• **INSTRUCTIONS TO FOLLOW**
Please output exactly the lines of the material from the first through the line containing "const yMax = 35, yInterval = 5;", and nothing more.

• **INFORMATION PROVIDED**
--
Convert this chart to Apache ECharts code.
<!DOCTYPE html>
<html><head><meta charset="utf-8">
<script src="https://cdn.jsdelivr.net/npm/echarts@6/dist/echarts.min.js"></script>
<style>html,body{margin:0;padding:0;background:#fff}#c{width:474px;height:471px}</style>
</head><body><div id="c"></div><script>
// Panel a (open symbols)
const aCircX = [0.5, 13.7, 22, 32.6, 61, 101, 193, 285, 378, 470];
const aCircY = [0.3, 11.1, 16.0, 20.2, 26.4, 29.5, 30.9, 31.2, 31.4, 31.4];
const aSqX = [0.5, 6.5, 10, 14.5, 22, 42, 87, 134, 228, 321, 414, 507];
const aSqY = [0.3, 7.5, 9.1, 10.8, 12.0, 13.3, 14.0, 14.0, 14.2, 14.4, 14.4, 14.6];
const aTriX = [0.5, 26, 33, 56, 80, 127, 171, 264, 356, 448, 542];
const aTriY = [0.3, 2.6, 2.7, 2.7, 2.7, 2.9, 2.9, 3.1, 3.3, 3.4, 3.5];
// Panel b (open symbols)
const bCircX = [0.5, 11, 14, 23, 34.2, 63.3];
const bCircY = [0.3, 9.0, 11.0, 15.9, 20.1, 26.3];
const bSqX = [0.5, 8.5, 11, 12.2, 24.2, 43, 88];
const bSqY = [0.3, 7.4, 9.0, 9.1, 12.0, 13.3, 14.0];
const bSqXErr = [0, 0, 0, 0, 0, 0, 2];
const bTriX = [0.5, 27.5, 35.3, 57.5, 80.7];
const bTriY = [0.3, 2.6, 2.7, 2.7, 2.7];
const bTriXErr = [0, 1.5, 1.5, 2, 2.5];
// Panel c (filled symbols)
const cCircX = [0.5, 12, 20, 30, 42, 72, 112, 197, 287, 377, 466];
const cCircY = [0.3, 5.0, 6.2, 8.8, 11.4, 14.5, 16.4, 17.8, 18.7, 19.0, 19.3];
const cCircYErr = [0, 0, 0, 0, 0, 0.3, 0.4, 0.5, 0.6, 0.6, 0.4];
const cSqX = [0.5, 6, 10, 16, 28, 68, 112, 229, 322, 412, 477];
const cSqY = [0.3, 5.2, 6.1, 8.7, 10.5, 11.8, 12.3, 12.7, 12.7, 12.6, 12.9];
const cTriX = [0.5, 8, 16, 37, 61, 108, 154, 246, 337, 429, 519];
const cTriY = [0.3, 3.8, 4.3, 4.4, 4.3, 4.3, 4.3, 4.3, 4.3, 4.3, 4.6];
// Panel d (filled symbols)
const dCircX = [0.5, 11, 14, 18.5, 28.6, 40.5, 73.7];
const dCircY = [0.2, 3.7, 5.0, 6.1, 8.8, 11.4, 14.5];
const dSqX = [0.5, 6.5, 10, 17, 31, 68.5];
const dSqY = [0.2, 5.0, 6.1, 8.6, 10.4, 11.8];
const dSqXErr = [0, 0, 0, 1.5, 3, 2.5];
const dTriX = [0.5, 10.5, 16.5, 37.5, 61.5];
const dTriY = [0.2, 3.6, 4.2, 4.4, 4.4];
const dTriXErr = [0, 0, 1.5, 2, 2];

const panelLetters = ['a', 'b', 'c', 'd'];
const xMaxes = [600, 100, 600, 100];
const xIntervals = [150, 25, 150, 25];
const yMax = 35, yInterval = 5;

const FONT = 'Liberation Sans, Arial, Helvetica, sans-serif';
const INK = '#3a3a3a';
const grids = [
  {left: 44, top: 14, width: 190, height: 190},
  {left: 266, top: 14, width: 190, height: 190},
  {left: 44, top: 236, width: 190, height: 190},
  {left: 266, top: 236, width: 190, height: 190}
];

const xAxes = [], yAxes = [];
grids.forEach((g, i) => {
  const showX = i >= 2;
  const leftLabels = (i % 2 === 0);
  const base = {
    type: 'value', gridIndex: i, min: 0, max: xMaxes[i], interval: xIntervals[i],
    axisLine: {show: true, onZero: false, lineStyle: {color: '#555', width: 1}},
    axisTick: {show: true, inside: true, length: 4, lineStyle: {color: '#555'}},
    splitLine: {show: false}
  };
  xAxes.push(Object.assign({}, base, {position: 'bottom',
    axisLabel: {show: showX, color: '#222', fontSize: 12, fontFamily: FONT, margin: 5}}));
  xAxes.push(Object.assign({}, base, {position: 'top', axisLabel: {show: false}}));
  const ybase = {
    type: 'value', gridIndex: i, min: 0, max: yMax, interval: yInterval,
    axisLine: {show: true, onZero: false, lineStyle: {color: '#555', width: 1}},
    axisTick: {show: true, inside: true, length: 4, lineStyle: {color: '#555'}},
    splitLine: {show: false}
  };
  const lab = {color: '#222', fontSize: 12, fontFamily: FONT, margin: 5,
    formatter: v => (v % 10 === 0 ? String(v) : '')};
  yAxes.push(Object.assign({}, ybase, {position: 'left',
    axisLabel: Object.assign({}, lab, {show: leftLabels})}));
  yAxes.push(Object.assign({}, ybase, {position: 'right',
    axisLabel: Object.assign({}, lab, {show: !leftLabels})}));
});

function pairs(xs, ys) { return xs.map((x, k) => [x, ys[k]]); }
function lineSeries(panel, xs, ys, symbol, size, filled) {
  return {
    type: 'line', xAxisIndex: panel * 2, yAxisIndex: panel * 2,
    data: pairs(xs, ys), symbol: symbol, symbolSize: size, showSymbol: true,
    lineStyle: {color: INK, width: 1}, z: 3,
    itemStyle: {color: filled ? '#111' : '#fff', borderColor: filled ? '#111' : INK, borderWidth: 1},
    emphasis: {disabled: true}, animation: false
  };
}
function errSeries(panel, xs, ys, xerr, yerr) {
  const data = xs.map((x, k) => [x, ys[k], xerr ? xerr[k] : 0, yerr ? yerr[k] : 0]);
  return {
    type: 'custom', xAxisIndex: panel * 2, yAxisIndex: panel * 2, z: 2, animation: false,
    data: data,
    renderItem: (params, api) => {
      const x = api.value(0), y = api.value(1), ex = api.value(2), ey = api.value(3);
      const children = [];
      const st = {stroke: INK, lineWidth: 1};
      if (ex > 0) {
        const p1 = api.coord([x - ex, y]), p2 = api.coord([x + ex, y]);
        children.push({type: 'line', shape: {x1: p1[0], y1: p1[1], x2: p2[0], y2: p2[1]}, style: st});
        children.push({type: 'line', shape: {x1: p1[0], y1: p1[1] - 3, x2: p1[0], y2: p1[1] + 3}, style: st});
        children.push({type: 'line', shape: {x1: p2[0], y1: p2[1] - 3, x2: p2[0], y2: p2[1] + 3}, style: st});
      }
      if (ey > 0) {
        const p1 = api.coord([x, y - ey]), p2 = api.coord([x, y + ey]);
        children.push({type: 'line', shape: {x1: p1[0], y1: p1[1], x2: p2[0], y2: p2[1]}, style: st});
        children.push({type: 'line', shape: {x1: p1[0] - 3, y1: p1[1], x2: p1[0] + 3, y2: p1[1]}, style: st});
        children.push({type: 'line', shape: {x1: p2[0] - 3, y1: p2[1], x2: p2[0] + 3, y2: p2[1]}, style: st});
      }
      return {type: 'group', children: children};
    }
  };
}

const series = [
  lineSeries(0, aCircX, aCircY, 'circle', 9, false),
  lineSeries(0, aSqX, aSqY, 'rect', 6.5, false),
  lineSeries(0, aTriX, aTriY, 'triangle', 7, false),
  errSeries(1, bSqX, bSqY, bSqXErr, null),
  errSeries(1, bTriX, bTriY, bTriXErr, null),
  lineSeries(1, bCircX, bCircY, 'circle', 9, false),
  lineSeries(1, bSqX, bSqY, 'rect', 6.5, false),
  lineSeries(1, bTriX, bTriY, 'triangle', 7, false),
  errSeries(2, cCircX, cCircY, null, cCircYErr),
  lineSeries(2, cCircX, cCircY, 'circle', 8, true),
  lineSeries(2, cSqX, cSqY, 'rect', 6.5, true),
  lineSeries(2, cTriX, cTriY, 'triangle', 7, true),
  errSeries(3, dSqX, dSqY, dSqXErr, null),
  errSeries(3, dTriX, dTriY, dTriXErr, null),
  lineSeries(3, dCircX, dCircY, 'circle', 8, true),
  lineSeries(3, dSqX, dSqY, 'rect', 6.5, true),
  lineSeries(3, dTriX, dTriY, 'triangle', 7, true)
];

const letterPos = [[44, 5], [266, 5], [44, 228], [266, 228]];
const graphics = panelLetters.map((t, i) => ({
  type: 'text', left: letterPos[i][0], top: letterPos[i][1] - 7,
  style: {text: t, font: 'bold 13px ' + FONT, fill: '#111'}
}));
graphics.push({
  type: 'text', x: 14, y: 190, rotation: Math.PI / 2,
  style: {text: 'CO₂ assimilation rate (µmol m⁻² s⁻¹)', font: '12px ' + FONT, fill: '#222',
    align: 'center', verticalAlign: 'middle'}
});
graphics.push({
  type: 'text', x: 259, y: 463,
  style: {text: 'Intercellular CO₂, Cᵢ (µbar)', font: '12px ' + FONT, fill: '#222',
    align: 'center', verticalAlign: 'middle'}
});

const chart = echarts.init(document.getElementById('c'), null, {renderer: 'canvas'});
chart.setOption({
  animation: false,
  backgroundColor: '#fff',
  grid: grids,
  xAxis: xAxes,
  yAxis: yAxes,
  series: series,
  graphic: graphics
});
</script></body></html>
--
• **EXPECTED ANSWER**
Convert this chart to Apache ECharts code.
<!DOCTYPE html>
<html><head><meta charset="utf-8">
<script src="https://cdn.jsdelivr.net/npm/echarts@6/dist/echarts.min.js"></script>
<style>html,body{margin:0;padding:0;background:#fff}#c{width:474px;height:471px}</style>
</head><body><div id="c"></div><script>
// Panel a (open symbols)
const aCircX = [0.5, 13.7, 22, 32.6, 61, 101, 193, 285, 378, 470];
const aCircY = [0.3, 11.1, 16.0, 20.2, 26.4, 29.5, 30.9, 31.2, 31.4, 31.4];
const aSqX = [0.5, 6.5, 10, 14.5, 22, 42, 87, 134, 228, 321, 414, 507];
const aSqY = [0.3, 7.5, 9.1, 10.8, 12.0, 13.3, 14.0, 14.0, 14.2, 14.4, 14.4, 14.6];
const aTriX = [0.5, 26, 33, 56, 80, 127, 171, 264, 356, 448, 542];
const aTriY = [0.3, 2.6, 2.7, 2.7, 2.7, 2.9, 2.9, 3.1, 3.3, 3.4, 3.5];
// Panel b (open symbols)
const bCircX = [0.5, 11, 14, 23, 34.2, 63.3];
const bCircY = [0.3, 9.0, 11.0, 15.9, 20.1, 26.3];
const bSqX = [0.5, 8.5, 11, 12.2, 24.2, 43, 88];
const bSqY = [0.3, 7.4, 9.0, 9.1, 12.0, 13.3, 14.0];
const bSqXErr = [0, 0, 0, 0, 0, 0, 2];
const bTriX = [0.5, 27.5, 35.3, 57.5, 80.7];
const bTriY = [0.3, 2.6, 2.7, 2.7, 2.7];
const bTriXErr = [0, 1.5, 1.5, 2, 2.5];
// Panel c (filled symbols)
const cCircX = [0.5, 12, 20, 30, 42, 72, 112, 197, 287, 377, 466];
const cCircY = [0.3, 5.0, 6.2, 8.8, 11.4, 14.5, 16.4, 17.8, 18.7, 19.0, 19.3];
const cCircYErr = [0, 0, 0, 0, 0, 0.3, 0.4, 0.5, 0.6, 0.6, 0.4];
const cSqX = [0.5, 6, 10, 16, 28, 68, 112, 229, 322, 412, 477];
const cSqY = [0.3, 5.2, 6.1, 8.7, 10.5, 11.8, 12.3, 12.7, 12.7, 12.6, 12.9];
const cTriX = [0.5, 8, 16, 37, 61, 108, 154, 246, 337, 429, 519];
const cTriY = [0.3, 3.8, 4.3, 4.4, 4.3, 4.3, 4.3, 4.3, 4.3, 4.3, 4.6];
// Panel d (filled symbols)
const dCircX = [0.5, 11, 14, 18.5, 28.6, 40.5, 73.7];
const dCircY = [0.2, 3.7, 5.0, 6.1, 8.8, 11.4, 14.5];
const dSqX = [0.5, 6.5, 10, 17, 31, 68.5];
const dSqY = [0.2, 5.0, 6.1, 8.6, 10.4, 11.8];
const dSqXErr = [0, 0, 0, 1.5, 3, 2.5];
const dTriX = [0.5, 10.5, 16.5, 37.5, 61.5];
const dTriY = [0.2, 3.6, 4.2, 4.4, 4.4];
const dTriXErr = [0, 0, 1.5, 2, 2];

const panelLetters = ['a', 'b', 'c', 'd'];
const xMaxes = [600, 100, 600, 100];
const xIntervals = [150, 25, 150, 25];
const yMax = 35, yInterval = 5;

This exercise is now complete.